# What you need to do:
Everything from the line containing "Reproduce this chart with Plotly." through the line containing "0.820, 0.820, 0.820]" must be written out exactly, and nothing more; leave any pictures out.

# Data supplied:
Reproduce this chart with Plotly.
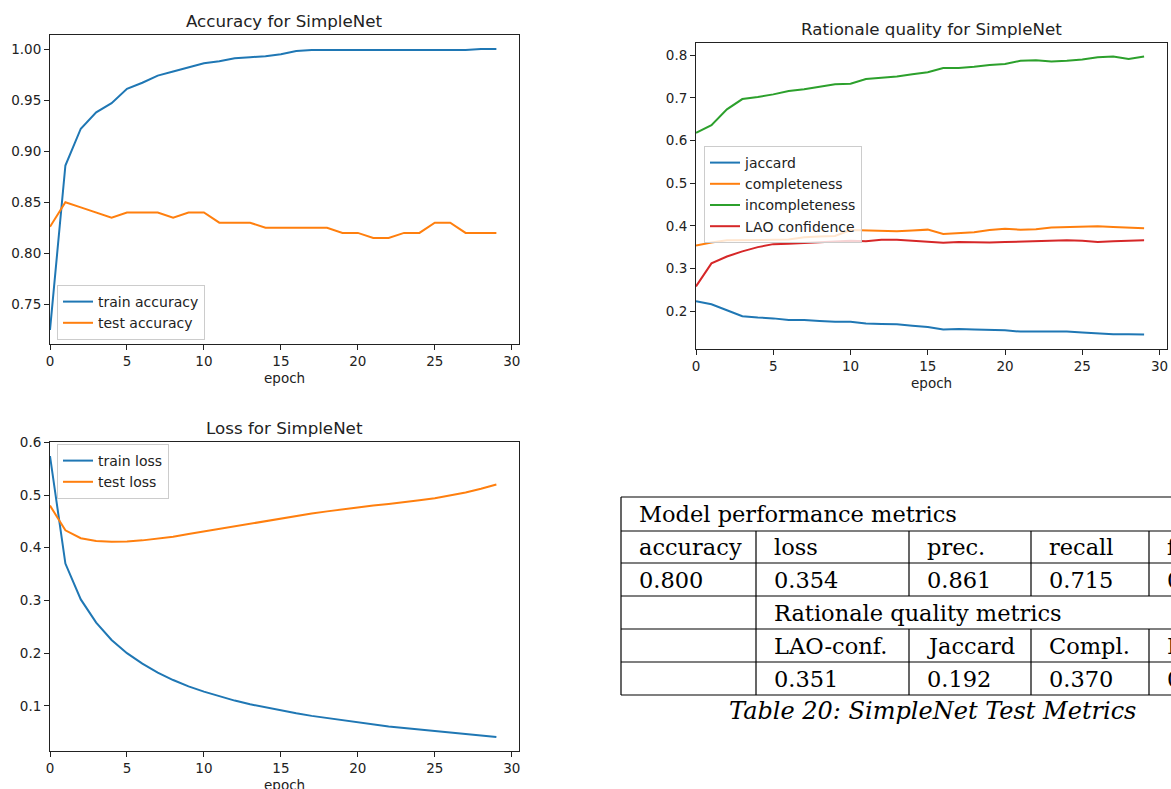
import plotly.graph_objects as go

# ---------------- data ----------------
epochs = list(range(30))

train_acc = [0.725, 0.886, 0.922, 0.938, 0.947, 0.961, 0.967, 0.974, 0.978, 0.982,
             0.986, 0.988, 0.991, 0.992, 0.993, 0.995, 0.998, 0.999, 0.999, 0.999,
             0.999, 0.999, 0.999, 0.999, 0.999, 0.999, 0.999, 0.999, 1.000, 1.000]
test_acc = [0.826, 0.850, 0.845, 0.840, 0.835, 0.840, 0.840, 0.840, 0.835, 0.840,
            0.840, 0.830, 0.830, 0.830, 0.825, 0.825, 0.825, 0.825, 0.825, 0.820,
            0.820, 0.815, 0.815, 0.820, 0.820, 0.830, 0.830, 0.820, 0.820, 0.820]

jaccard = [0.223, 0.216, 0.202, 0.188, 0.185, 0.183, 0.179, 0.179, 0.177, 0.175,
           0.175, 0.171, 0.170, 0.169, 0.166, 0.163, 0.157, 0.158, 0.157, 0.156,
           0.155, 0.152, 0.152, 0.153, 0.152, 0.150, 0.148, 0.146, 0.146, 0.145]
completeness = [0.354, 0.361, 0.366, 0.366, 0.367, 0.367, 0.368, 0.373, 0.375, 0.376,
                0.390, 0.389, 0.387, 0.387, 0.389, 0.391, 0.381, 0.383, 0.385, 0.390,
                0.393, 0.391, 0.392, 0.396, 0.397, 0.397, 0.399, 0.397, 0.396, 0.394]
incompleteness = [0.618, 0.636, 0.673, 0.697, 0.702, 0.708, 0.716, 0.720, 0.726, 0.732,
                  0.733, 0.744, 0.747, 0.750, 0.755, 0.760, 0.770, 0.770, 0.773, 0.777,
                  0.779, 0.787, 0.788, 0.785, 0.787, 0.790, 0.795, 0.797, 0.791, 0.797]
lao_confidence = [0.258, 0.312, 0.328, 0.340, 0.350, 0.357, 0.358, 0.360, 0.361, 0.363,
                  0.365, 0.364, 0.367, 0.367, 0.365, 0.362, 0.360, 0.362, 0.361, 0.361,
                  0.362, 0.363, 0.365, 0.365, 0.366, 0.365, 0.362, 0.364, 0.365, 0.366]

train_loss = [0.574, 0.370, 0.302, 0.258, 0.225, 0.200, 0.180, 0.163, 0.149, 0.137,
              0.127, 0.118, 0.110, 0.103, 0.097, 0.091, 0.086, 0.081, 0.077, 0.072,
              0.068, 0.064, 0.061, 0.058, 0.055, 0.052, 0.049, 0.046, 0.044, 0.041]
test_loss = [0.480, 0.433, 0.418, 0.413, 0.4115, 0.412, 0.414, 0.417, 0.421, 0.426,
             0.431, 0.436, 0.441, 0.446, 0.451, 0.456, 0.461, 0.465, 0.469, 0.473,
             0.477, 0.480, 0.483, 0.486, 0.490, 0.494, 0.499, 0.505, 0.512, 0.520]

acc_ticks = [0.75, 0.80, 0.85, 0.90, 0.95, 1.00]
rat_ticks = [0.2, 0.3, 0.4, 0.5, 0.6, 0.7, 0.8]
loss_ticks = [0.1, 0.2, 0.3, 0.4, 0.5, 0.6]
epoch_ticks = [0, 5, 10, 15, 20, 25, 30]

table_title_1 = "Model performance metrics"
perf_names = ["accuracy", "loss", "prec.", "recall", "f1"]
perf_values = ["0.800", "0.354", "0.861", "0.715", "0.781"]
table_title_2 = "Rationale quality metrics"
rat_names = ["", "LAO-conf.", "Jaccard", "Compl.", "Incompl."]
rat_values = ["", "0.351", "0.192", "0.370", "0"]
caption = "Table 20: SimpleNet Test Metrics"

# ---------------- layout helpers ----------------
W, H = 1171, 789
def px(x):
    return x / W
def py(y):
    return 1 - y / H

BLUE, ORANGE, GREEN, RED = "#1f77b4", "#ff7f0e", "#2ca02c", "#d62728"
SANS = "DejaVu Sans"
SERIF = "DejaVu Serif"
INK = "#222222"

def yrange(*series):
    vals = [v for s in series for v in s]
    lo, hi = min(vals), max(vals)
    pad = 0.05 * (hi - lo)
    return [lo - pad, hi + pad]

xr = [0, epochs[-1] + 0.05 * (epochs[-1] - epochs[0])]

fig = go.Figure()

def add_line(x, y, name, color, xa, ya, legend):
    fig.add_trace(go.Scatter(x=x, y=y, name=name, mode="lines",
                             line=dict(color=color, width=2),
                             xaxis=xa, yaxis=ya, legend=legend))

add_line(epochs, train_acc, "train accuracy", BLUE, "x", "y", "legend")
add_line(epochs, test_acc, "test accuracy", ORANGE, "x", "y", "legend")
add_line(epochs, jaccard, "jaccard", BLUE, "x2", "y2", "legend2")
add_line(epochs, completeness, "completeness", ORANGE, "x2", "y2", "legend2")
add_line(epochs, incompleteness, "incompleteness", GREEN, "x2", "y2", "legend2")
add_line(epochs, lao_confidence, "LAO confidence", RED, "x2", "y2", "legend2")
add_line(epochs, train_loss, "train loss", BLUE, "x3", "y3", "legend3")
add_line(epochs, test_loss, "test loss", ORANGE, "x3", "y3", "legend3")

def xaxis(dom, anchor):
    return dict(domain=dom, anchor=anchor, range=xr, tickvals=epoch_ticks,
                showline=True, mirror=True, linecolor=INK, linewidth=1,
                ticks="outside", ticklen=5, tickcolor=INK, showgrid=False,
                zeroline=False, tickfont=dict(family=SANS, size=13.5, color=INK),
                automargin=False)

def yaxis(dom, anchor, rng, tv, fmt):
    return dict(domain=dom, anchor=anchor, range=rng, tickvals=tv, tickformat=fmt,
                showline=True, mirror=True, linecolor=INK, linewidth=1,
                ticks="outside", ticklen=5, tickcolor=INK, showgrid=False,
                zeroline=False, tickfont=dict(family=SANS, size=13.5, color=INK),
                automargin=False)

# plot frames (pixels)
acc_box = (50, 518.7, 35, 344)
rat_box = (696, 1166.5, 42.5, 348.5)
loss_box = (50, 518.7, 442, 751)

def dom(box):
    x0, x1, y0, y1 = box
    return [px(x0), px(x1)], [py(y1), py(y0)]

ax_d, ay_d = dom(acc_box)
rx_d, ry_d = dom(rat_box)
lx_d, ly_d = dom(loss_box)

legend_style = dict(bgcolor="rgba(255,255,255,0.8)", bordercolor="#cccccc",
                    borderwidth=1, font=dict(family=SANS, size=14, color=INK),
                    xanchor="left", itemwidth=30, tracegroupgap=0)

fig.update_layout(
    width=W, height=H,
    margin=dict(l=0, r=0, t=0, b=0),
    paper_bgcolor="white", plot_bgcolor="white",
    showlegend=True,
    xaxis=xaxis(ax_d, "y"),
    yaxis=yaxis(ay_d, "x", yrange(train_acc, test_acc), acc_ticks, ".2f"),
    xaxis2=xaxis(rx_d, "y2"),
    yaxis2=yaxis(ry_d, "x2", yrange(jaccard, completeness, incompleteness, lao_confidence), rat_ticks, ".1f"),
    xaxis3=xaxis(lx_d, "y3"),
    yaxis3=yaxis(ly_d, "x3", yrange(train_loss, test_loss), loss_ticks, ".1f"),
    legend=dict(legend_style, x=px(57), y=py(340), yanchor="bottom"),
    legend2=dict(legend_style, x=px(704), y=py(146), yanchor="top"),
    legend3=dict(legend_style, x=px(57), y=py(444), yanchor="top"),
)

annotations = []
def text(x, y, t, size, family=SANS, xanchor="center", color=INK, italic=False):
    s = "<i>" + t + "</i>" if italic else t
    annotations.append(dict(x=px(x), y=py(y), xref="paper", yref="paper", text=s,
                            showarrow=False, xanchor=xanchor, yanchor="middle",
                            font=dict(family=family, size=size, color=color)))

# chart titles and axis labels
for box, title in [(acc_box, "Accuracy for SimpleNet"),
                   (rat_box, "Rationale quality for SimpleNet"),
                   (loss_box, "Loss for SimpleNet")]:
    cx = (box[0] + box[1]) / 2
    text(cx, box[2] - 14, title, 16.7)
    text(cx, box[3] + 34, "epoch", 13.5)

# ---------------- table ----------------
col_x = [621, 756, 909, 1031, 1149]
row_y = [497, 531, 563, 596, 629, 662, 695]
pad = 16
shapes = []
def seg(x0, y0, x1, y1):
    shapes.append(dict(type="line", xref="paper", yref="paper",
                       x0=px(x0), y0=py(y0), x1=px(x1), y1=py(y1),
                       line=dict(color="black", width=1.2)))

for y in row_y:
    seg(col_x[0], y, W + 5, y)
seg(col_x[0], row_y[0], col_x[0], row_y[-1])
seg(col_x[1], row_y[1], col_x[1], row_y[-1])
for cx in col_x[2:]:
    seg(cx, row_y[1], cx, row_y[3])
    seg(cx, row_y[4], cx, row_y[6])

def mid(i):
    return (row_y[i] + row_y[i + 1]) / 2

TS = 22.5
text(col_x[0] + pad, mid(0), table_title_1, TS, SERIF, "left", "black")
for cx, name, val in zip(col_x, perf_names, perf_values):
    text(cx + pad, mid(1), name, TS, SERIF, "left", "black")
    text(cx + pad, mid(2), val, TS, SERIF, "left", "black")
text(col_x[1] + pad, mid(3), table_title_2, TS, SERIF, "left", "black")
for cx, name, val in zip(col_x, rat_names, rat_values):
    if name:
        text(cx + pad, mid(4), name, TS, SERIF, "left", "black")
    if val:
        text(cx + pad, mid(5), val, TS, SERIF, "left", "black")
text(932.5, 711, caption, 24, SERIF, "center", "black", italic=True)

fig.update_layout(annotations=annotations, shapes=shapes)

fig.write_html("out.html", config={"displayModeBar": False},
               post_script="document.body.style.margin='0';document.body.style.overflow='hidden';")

--

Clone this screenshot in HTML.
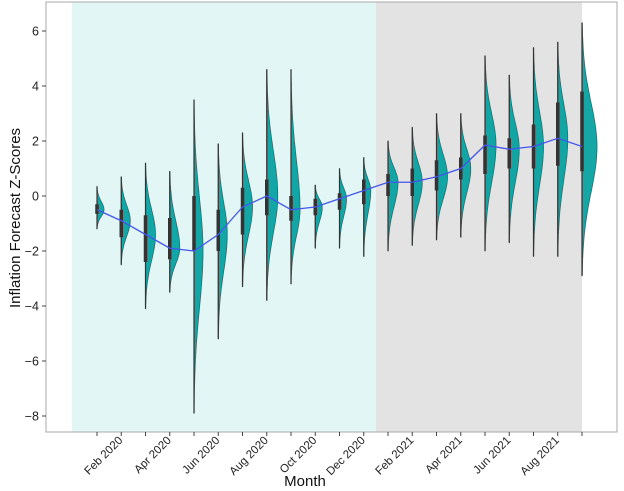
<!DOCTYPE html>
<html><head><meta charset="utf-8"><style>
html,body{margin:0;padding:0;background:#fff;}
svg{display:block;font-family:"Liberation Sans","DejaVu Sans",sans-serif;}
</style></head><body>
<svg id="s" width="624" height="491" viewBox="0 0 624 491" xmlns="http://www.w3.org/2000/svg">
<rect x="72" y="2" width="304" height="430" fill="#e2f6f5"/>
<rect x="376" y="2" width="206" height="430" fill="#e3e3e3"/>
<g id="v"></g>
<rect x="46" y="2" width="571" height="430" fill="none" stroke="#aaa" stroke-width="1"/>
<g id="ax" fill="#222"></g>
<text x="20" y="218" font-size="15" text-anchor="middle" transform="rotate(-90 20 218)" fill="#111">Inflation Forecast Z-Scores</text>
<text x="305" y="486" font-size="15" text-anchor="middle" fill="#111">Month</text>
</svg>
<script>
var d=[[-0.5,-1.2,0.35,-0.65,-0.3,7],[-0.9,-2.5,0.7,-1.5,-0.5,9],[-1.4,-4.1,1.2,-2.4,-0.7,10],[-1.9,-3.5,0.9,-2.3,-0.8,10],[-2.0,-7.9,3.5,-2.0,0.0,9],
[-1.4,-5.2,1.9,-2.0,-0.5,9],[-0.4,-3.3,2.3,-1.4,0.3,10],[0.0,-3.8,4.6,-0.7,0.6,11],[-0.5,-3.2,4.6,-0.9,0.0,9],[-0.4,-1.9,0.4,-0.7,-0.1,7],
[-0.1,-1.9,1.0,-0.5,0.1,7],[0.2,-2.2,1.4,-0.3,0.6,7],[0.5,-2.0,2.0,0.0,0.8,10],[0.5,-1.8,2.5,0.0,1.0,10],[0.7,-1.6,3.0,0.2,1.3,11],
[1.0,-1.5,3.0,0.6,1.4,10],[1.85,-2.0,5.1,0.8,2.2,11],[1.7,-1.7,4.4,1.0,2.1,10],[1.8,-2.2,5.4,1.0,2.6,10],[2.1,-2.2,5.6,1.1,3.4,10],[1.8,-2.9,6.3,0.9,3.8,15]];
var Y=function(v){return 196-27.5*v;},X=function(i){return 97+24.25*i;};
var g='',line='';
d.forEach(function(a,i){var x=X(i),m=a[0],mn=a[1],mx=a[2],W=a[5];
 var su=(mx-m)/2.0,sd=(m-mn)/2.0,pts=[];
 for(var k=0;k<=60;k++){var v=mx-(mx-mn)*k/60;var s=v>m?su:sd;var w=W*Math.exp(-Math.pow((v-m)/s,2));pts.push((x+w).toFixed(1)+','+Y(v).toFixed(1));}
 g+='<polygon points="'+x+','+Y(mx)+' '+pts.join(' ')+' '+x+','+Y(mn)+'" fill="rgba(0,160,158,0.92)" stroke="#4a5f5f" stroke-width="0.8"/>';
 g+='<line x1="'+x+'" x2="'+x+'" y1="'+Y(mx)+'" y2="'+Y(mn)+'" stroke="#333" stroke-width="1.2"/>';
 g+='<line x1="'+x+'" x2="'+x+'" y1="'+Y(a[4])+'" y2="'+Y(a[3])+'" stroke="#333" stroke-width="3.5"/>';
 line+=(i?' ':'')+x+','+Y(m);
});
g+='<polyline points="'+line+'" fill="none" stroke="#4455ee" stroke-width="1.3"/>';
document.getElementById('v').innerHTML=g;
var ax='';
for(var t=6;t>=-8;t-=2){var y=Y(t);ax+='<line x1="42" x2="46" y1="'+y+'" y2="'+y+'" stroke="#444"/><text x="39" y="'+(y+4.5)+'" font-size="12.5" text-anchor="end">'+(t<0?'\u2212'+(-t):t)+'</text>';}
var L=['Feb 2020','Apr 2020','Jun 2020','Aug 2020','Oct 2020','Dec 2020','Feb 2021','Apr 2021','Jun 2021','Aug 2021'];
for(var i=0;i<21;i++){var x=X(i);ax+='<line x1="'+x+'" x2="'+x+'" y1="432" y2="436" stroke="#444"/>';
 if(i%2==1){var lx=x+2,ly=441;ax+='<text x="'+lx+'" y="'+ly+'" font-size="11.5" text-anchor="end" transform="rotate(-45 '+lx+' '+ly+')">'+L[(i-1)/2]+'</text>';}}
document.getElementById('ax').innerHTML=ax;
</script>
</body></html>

# Response for this exercise:
Reproduce this chart with Plotly.
import plotly.graph_objects as go

# ---------------- data ----------------
epochs = list(range(30))

train_acc = [0.725, 0.886, 0.922, 0.938, 0.947, 0.961, 0.967, 0.974, 0.978, 0.982,
             0.986, 0.988, 0.991, 0.992, 0.993, 0.995, 0.998, 0.999, 0.999, 0.999,
             0.999, 0.999, 0.999, 0.999, 0.999, 0.999, 0.999, 0.999, 1.000, 1.000]
test_acc = [0.826, 0.850, 0.845, 0.840, 0.835, 0.840, 0.840, 0.840, 0.835, 0.840,
            0.840, 0.830, 0.830, 0.830, 0.825, 0.825, 0.825, 0.825, 0.825, 0.820,
            0.820, 0.815, 0.815, 0.820, 0.820, 0.830, 0.830, 0.820, 0.820, 0.820]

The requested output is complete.